Frequently Asked Questions
How does bonus depreciation affect NAL?
Bonus depreciation, currently 60 percent for qualified property placed in service during 2024, accelerates the tax shield into year one. The calculator assumes straight-line depreciation, but you can emulate bonus depreciation by inputting a lower salvage value or shorter term to increase annual depreciation and mimic the front-loaded tax benefit.
Should the discount rate equal the implicit lease rate?
Not necessarily. The implicit rate is the discount rate that sets the present value of lease payments plus residual to the fair value of the asset. NAL compares leasing to owning, so the more appropriate rate is the company’s after-tax cost of debt or weighted average cost of capital, depending on how the asset would otherwise be financed.
Can NAL be used for service contracts?
Yes, provided the contract resembles a lease in that it substitutes for ownership. For example, cloud infrastructure agreements with committed capacity can be evaluated by comparing the present value of subscription fees to the cost of buying servers. You would treat “purchase price” as the capital required to replicate the service internally.
Implementing Results in Corporate Policy
Once your finance department computes NAL for a portfolio of assets, establish a governance framework.
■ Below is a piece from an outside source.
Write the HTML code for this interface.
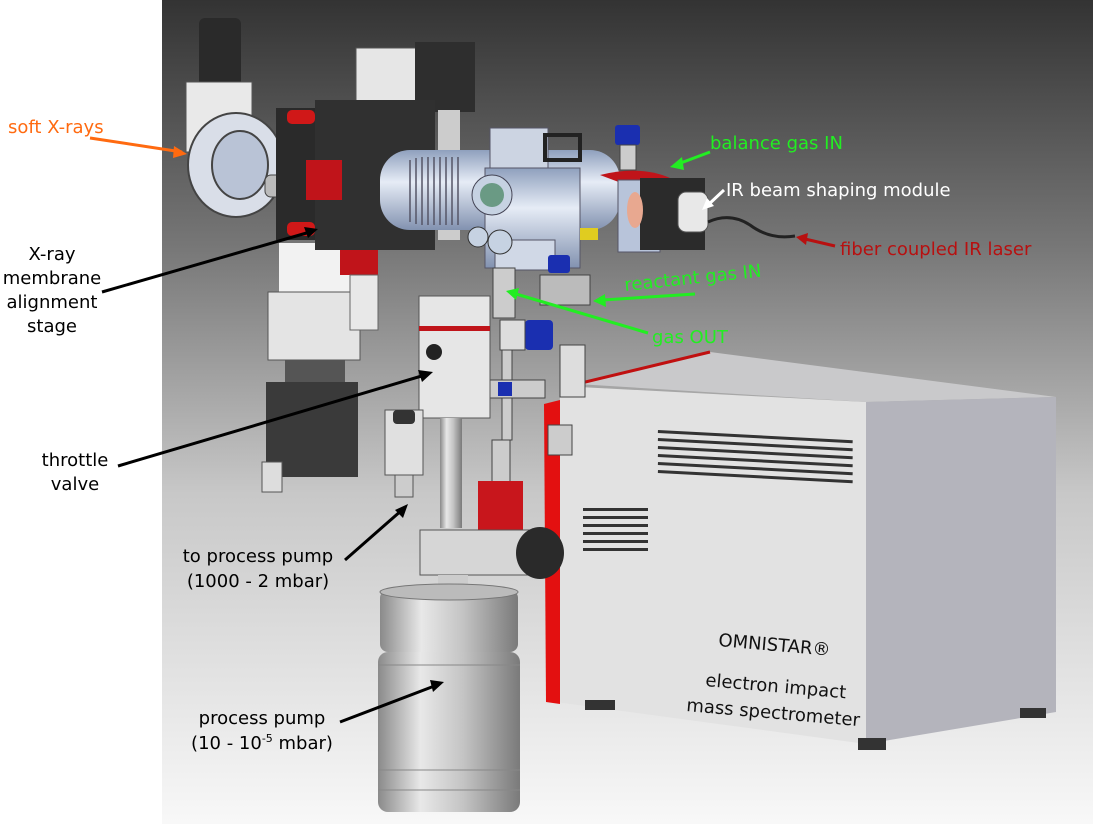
<!DOCTYPE html>
<html><head><meta charset="utf-8"><style>
html,body{margin:0;padding:0;background:#fff}
svg{display:block}
text{font-family:"DejaVu Sans","Liberation Sans",sans-serif;font-size:18px}
</style></head><body>
<svg width="1093" height="824" viewBox="0 0 1093 824" xmlns="http://www.w3.org/2000/svg">
<defs>
<linearGradient id="bg" x1="0" y1="0" x2="0" y2="1">
<stop offset="0" stop-color="#333"/><stop offset="0.3" stop-color="#777"/><stop offset="0.6" stop-color="#c8c8c8"/><stop offset="1" stop-color="#f8f8f8"/></linearGradient>
<linearGradient id="cyl" x1="0" y1="0" x2="1" y2="0">
<stop offset="0" stop-color="#8a8a8a"/><stop offset="0.3" stop-color="#e8e8e8"/><stop offset="0.6" stop-color="#c4c4c4"/><stop offset="1" stop-color="#7a7a7a"/></linearGradient>
<linearGradient id="tube" x1="0" y1="0" x2="0" y2="1">
<stop offset="0" stop-color="#8fa0bd"/><stop offset="0.4" stop-color="#e6ecf6"/><stop offset="1" stop-color="#8292b0"/></linearGradient>
</defs>
<rect x="162" y="0" width="931" height="824" fill="url(#bg)"/>

<!-- mass spectrometer -->
<polygon points="577,384 710,352 1056,397 866,402" fill="#c9c9cb"/>
<polygon points="560,386 866,402 866,744 556,702" fill="#e2e2e2"/>
<polygon points="866,402 1056,397 1056,712 866,744" fill="#b4b4bc"/>
<polygon points="544,404 560,400 560,704 546,702" fill="#e31010"/>
<line x1="577" y1="384" x2="710" y2="352" stroke="#c01010" stroke-width="3"/>
<rect x="585" y="700" width="30" height="10" fill="#333"/><rect x="858" y="738" width="28" height="12" fill="#333"/><rect x="1020" y="708" width="26" height="10" fill="#333"/>
<g fill="#333">
<rect x="658" y="430" width="195" height="3" transform="rotate(3 658 430)"/><rect x="658" y="438" width="195" height="3" transform="rotate(3 658 438)"/><rect x="658" y="446" width="195" height="3" transform="rotate(3 658 446)"/><rect x="658" y="454" width="195" height="3" transform="rotate(3 658 454)"/><rect x="658" y="462" width="195" height="3" transform="rotate(3 658 462)"/><rect x="658" y="470" width="195" height="3" transform="rotate(3 658 470)"/>
<rect x="583" y="508" width="65" height="3"/><rect x="583" y="516" width="65" height="3"/><rect x="583" y="524" width="65" height="3"/><rect x="583" y="532" width="65" height="3"/><rect x="583" y="540" width="65" height="3"/><rect x="583" y="548" width="65" height="3"/>
</g>

<!-- left column & blocks -->
<rect x="279" y="243" width="77" height="60" fill="#f2f2f2"/>
<rect x="268" y="292" width="92" height="68" fill="#e4e4e4" stroke="#555"/>
<rect x="285" y="360" width="60" height="25" fill="#555"/>
<rect x="266" y="382" width="92" height="95" fill="#3a3a3a"/>
<rect x="262" y="462" width="20" height="30" fill="#ddd" stroke="#555"/>
<rect x="340" y="240" width="38" height="35" fill="#c0141a"/>
<rect x="350" y="275" width="28" height="55" fill="#e8e8e8" stroke="#666"/>

<rect x="356" y="48" width="90" height="60" fill="#e6e6e6" stroke="#555"/>
<rect x="415" y="42" width="60" height="70" fill="#2e2e2e"/>
<rect x="199" y="18" width="42" height="70" rx="6" fill="#2a2a2a"/>
<rect x="186" y="82" width="66" height="70" fill="#e9e9e9" stroke="#555"/>
<ellipse cx="236" cy="165" rx="48" ry="52" fill="#d9dee8" stroke="#444" stroke-width="2"/>
<ellipse cx="240" cy="165" rx="28" ry="34" fill="#b9c3d6" stroke="#444" stroke-width="2"/>
<rect x="265" y="175" width="45" height="22" rx="6" fill="#bbb" stroke="#444"/>
<rect x="276" y="108" width="45" height="132" fill="#2a2a2a"/>
<rect x="315" y="100" width="120" height="150" fill="#303030"/>
<rect x="306" y="160" width="36" height="40" fill="#c0141a"/>
<rect x="287" y="110" width="28" height="14" rx="5" fill="#d01818"/>
<rect x="287" y="222" width="28" height="14" rx="5" fill="#d01818"/>
<rect x="438" y="110" width="22" height="130" fill="#ccc"/>

<!-- chamber -->
<rect x="380" y="150" width="240" height="80" rx="30" fill="url(#tube)"/>
<g stroke="#556" stroke-width="1.5"><line x1="410" y1="160" x2="410" y2="222"/><line x1="416" y1="158" x2="416" y2="224"/><line x1="422" y1="157" x2="422" y2="225"/><line x1="428" y1="157" x2="428" y2="225"/><line x1="434" y1="157" x2="434" y2="225"/><line x1="440" y1="157" x2="440" y2="225"/><line x1="446" y1="157" x2="446" y2="225"/><line x1="452" y1="157" x2="452" y2="225"/><line x1="458" y1="157" x2="458" y2="225"/></g>
<rect x="490" y="128" width="58" height="40" fill="#ccd4e2" stroke="#556"/>
<rect x="485" y="168" width="95" height="100" fill="url(#tube)" stroke="#556"/>
<circle cx="492" cy="195" r="20" fill="#c6d2e2" stroke="#445"/><circle cx="492" cy="195" r="12" fill="#6a9a84"/>
<rect x="495" y="240" width="60" height="30" fill="#d0d8e6" stroke="#556"/>
<circle cx="500" cy="242" r="12" fill="#c6d2e2" stroke="#333"/><circle cx="478" cy="237" r="10" fill="#c6d2e2" stroke="#333"/>
<rect x="580" y="228" width="18" height="12" fill="#e0cc20"/>
<path d="M600,175 Q640,165 670,178 L640,190z" fill="#c0141a"/>
<rect x="618" y="180" width="42" height="72" fill="#b8c4da" stroke="#556"/>
<rect x="640" y="178" width="65" height="72" fill="#2b2b2b"/>
<rect x="678" y="192" width="30" height="40" rx="8" fill="#e8e8e8" stroke="#555"/>
<ellipse cx="635" cy="210" rx="8" ry="18" fill="#e8a890"/>
<path d="M708,222 Q730,212 750,225 Q770,240 795,236" fill="none" stroke="#222" stroke-width="3"/>
<rect x="615" y="125" width="25" height="20" rx="3" fill="#1a2fb0"/>
<rect x="620" y="145" width="16" height="25" fill="#ccc" stroke="#444"/>
<rect x="545" y="135" width="35" height="25" fill="none" stroke="#222" stroke-width="4"/>

<rect x="493" y="268" width="22" height="50" fill="#ccc" stroke="#444"/>
<rect x="548" y="255" width="22" height="18" rx="3" fill="#1a2fb0"/>
<rect x="540" y="275" width="50" height="30" fill="#bbb" stroke="#444"/>
<rect x="525" y="320" width="28" height="30" rx="4" fill="#1a2fb0"/>
<rect x="500" y="320" width="25" height="30" fill="#ddd" stroke="#444"/>
<rect x="560" y="345" width="25" height="52" fill="#ddd" stroke="#444"/>
<rect x="502" y="350" width="10" height="90" fill="#ccc" stroke="#444"/>
<rect x="485" y="380" width="60" height="18" fill="#ccc" stroke="#444"/>
<rect x="498" y="382" width="14" height="14" fill="#1a2fb0"/>
<rect x="419" y="296" width="71" height="122" fill="#e6e6e6" stroke="#555"/>
<rect x="419" y="326" width="71" height="5" fill="#c0141a"/>
<circle cx="434" cy="352" r="8" fill="#222"/>
<rect x="440" y="418" width="22" height="110" fill="url(#cyl)"/>
<rect x="385" y="410" width="38" height="65" fill="#e0e0e0" stroke="#555"/>
<rect x="393" y="410" width="22" height="14" rx="4" fill="#333"/>
<rect x="395" y="475" width="18" height="22" fill="#ccc" stroke="#555"/>
<rect x="492" y="440" width="18" height="45" fill="#ccc" stroke="#444"/>
<rect x="478" y="481" width="45" height="55" fill="#c8161c"/>
<rect x="548" y="425" width="24" height="30" fill="#ccc" stroke="#444"/>
<rect x="420" y="530" width="110" height="45" fill="#d6d6d6" stroke="#555"/>
<ellipse cx="540" cy="553" rx="24" ry="26" fill="#2a2a2a"/>
<rect x="438" y="575" width="30" height="20" fill="#ccc"/>
<rect x="380" y="590" width="138" height="62" rx="8" fill="url(#cyl)"/>
<ellipse cx="449" cy="592" rx="69" ry="8" fill="#bbb" stroke="#777"/>
<rect x="378" y="652" width="142" height="160" rx="10" fill="url(#cyl)"/>
<line x1="378" y1="665" x2="520" y2="665" stroke="#888"/><line x1="378" y1="770" x2="520" y2="770" stroke="#888"/><line x1="378" y1="790" x2="520" y2="790" stroke="#888"/>

<!-- labels -->
<text x="8" y="133" fill="#ff6a10" font-size="19">soft X-rays</text>
<line x1="90" y1="138" x2="182" y2="152" stroke="#ff6a10" stroke-width="3"/><path d="M187,154 L174,146 L173,158z" fill="#ff6a10"/>
<g fill="#000" text-anchor="middle" font-size="17"><text x="52" y="260">X-ray</text><text x="52" y="284">membrane</text><text x="52" y="308">alignment</text><text x="52" y="332">stage</text>
<text x="75" y="466">throttle</text><text x="75" y="490">valve</text></g>
<g fill="#000" text-anchor="middle"><text x="258" y="562">to process pump</text><text x="258" y="587">(1000 - 2 mbar)</text>
<text x="262" y="724">process pump</text><text x="262" y="749">(10 - 10<tspan font-size="11" dy="-7">-5</tspan><tspan dy="7"> mbar)</tspan></text></g>
<g stroke="#000" stroke-width="3"><line x1="102" y1="292" x2="310" y2="232"/><line x1="118" y1="466" x2="425" y2="375"/><line x1="345" y1="560" x2="402" y2="510"/><line x1="340" y1="722" x2="437" y2="685"/></g>
<path d="M318,229 L304,227 L308,238z M433,372 L418,370 L422,382z M408,504 L395,510 L403,518z M444,682 L430,680 L433,692z" fill="#000"/>
<text x="710" y="149" fill="#22ee22">balance gas IN</text>
<line x1="710" y1="152" x2="678" y2="164" stroke="#22ee22" stroke-width="3"/><path d="M670,167 L682,157 L684,170z" fill="#22ee22"/>
<text x="726" y="196" fill="#fff">IR beam shaping module</text>
<line x1="724" y1="190" x2="708" y2="205" stroke="#fff" stroke-width="3"/><path d="M702,210 L707,198 L714,206z" fill="#fff"/>
<text x="840" y="255" fill="#b81010">fiber coupled IR laser</text>
<line x1="835" y1="246" x2="805" y2="239" stroke="#b81010" stroke-width="3"/><path d="M796,237 L808,233 L806,245z" fill="#b81010"/>
<text x="625" y="291" fill="#22ee22" transform="rotate(-6 625 291)">reactant gas IN</text>
<line x1="695" y1="294" x2="603" y2="300" stroke="#22ee22" stroke-width="3"/><path d="M593,301 L605,294 L606,307z" fill="#22ee22"/>
<text x="652" y="343" fill="#22ee22">gas OUT</text>
<line x1="648" y1="333" x2="516" y2="294" stroke="#22ee22" stroke-width="3"/><path d="M506,291 L519,288 L516,300z" fill="#22ee22"/>
<g fill="#111" font-size="19"><text x="718" y="646" transform="rotate(5 718 646)">OMNISTAR®</text>
<text x="705" y="686" transform="rotate(5 705 686)">electron impact</text>
<text x="686" y="711" transform="rotate(5 686 711)">mass spectrometer</text></g>
</svg>
</body></html>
Many boards require that any deal with NAL above $50,000 or 3 percent of asset cost must be documented and approved to avoid ad hoc leasing decisions. Additionally, treasury teams may set capex targets net of leasing activity to keep spending in line with strategic plans.
In summary, the net advantage of leasing calculator synthesizes tax shields, maintenance economics, and discounting to yield a transparent comparison. By diligently sourcing assumptions from authoritative databases like the IRS and BEA, layering scenario analysis, and aligning with accounting standards, you empower decision-makers with an auditable, data-rich basis for capital structure choices.